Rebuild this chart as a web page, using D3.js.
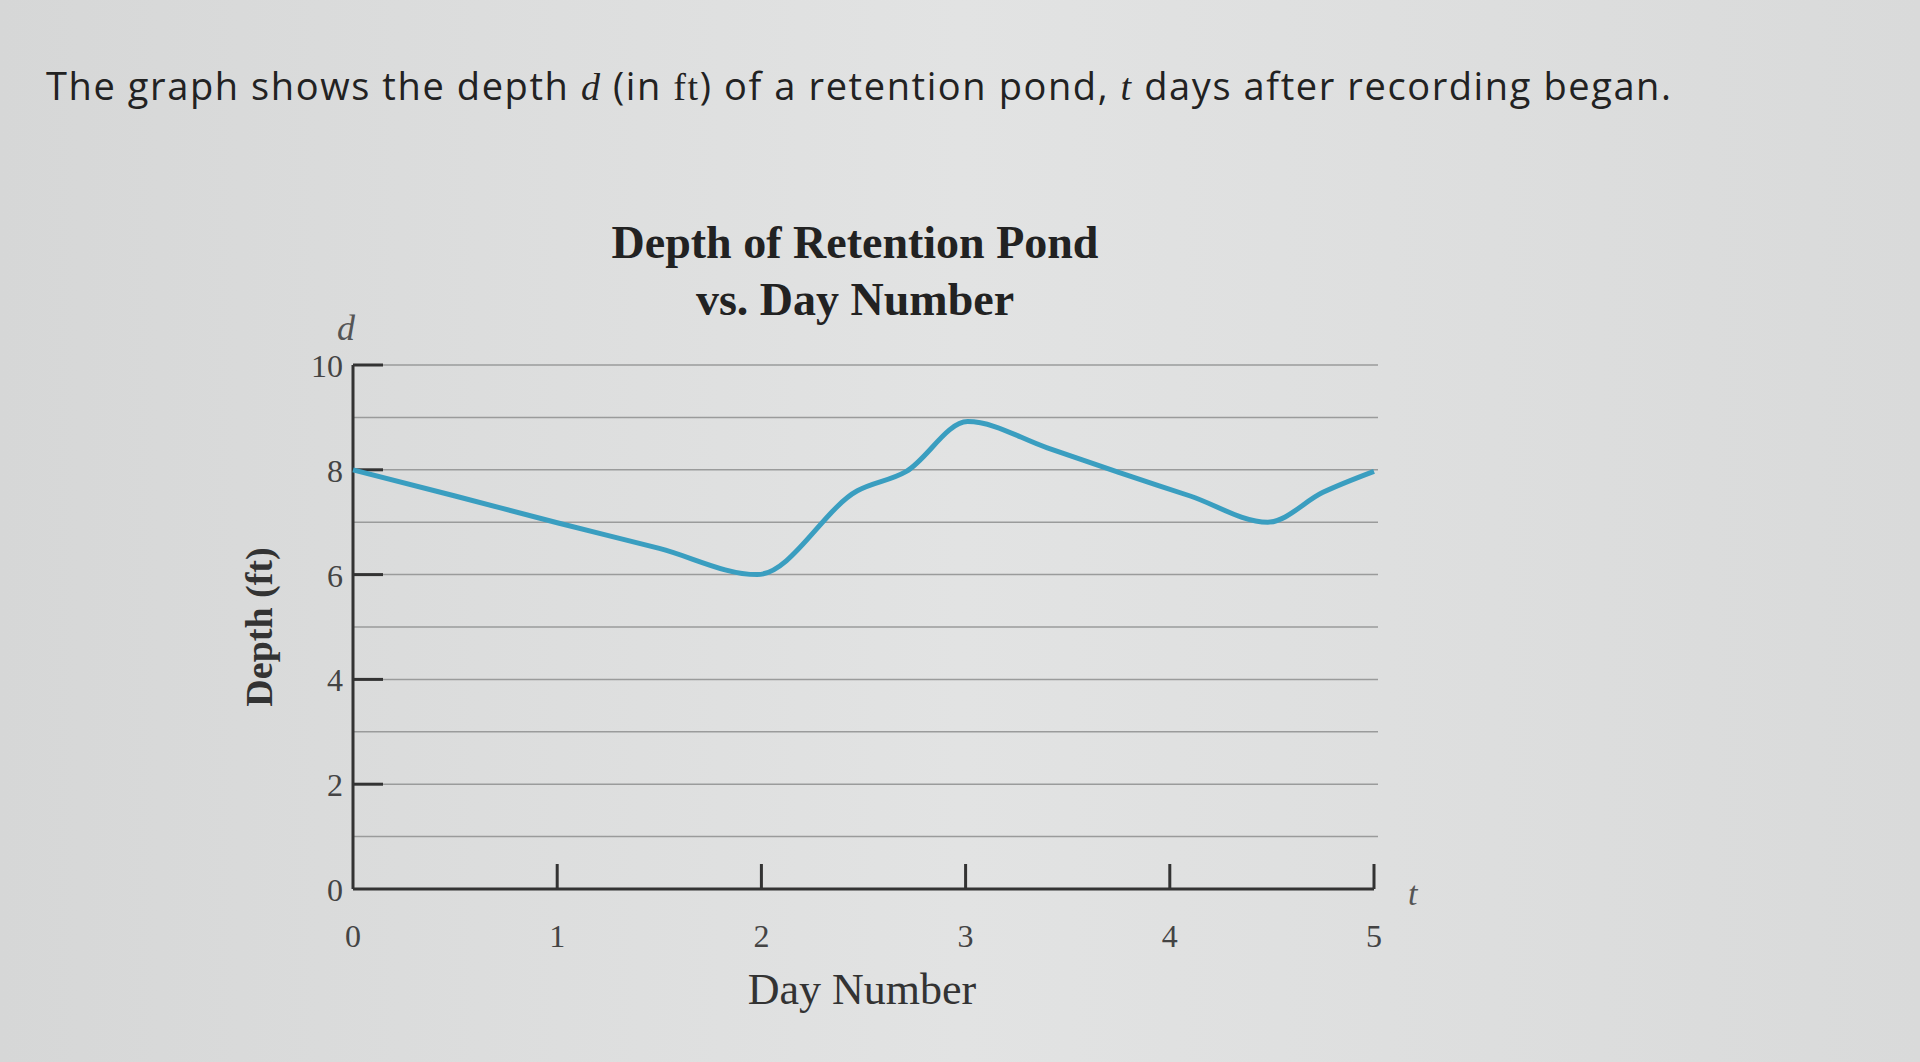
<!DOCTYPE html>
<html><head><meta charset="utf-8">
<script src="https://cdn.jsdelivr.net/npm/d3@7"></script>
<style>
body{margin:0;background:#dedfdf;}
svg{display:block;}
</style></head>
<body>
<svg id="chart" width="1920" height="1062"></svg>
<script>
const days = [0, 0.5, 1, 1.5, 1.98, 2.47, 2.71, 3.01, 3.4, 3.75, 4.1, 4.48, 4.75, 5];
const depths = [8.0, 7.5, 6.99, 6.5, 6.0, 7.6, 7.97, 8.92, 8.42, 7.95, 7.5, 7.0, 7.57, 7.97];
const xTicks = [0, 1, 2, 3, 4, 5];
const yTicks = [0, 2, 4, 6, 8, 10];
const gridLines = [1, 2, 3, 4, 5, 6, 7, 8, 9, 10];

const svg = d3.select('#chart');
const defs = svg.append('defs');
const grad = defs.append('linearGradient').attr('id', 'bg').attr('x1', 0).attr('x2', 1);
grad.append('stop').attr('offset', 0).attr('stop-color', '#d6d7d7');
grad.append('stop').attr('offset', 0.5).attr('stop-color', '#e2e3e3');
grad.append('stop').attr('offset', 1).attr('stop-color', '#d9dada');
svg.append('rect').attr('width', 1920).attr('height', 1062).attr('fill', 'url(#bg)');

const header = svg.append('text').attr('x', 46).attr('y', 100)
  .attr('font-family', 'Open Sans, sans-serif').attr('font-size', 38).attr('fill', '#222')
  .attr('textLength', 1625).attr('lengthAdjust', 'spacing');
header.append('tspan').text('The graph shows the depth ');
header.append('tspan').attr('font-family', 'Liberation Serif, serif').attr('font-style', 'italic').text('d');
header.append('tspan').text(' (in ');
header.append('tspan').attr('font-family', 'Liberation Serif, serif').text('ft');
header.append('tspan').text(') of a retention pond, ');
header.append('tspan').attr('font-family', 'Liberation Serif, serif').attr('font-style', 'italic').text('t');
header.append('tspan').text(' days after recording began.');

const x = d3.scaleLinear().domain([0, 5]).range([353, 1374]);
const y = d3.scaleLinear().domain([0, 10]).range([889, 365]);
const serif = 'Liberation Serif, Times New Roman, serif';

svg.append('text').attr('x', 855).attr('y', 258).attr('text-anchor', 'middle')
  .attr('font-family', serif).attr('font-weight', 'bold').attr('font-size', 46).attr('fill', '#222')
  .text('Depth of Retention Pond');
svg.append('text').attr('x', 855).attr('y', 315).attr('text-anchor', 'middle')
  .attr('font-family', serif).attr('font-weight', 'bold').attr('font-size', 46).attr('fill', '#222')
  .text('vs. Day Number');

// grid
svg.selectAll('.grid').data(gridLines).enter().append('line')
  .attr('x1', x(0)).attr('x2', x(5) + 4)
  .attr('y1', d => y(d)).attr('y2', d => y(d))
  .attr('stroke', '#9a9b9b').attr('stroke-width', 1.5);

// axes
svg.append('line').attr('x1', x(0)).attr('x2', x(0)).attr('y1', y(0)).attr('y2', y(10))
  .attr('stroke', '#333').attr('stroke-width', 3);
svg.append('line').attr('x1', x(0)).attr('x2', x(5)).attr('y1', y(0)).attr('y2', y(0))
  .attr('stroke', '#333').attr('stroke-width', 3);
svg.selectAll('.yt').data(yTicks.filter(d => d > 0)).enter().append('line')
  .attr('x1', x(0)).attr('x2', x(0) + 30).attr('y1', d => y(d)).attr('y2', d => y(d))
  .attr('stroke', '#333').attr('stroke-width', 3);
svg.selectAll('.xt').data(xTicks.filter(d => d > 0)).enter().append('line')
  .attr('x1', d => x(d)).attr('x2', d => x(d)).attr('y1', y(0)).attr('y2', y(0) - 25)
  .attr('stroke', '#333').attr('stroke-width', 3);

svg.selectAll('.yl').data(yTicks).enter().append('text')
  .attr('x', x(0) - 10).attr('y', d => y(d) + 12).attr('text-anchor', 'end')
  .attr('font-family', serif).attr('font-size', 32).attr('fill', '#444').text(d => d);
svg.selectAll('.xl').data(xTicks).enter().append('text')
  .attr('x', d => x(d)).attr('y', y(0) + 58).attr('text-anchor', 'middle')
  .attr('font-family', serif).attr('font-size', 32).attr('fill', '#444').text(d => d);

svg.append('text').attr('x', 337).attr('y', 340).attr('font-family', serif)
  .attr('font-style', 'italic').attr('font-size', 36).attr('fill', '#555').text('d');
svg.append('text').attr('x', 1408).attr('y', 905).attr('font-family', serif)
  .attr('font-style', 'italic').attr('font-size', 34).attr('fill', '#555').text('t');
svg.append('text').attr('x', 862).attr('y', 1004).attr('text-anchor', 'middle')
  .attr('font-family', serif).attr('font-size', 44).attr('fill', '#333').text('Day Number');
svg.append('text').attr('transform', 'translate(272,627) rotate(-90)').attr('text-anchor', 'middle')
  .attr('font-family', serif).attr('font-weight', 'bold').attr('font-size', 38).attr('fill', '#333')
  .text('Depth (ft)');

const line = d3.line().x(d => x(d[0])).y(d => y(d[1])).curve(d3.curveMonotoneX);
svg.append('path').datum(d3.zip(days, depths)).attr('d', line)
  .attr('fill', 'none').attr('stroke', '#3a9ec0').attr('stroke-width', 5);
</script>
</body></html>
----
TASK BRIEF: Leave out any pictures, please, and quote only the lines from the top of the data through the line that contains "7, 8, 9, 10];".

SOLUTION TO THIS TASK:
Rebuild this chart as a web page, using D3.js.
<!DOCTYPE html>
<html><head><meta charset="utf-8">
<script src="https://cdn.jsdelivr.net/npm/d3@7"></script>
<style>
body{margin:0;background:#dedfdf;}
svg{display:block;}
</style></head>
<body>
<svg id="chart" width="1920" height="1062"></svg>
<script>
const days = [0, 0.5, 1, 1.5, 1.98, 2.47, 2.71, 3.01, 3.4, 3.75, 4.1, 4.48, 4.75, 5];
const depths = [8.0, 7.5, 6.99, 6.5, 6.0, 7.6, 7.97, 8.92, 8.42, 7.95, 7.5, 7.0, 7.57, 7.97];
const xTicks = [0, 1, 2, 3, 4, 5];
const yTicks = [0, 2, 4, 6, 8, 10];
const gridLines = [1, 2, 3, 4, 5, 6, 7, 8, 9, 10];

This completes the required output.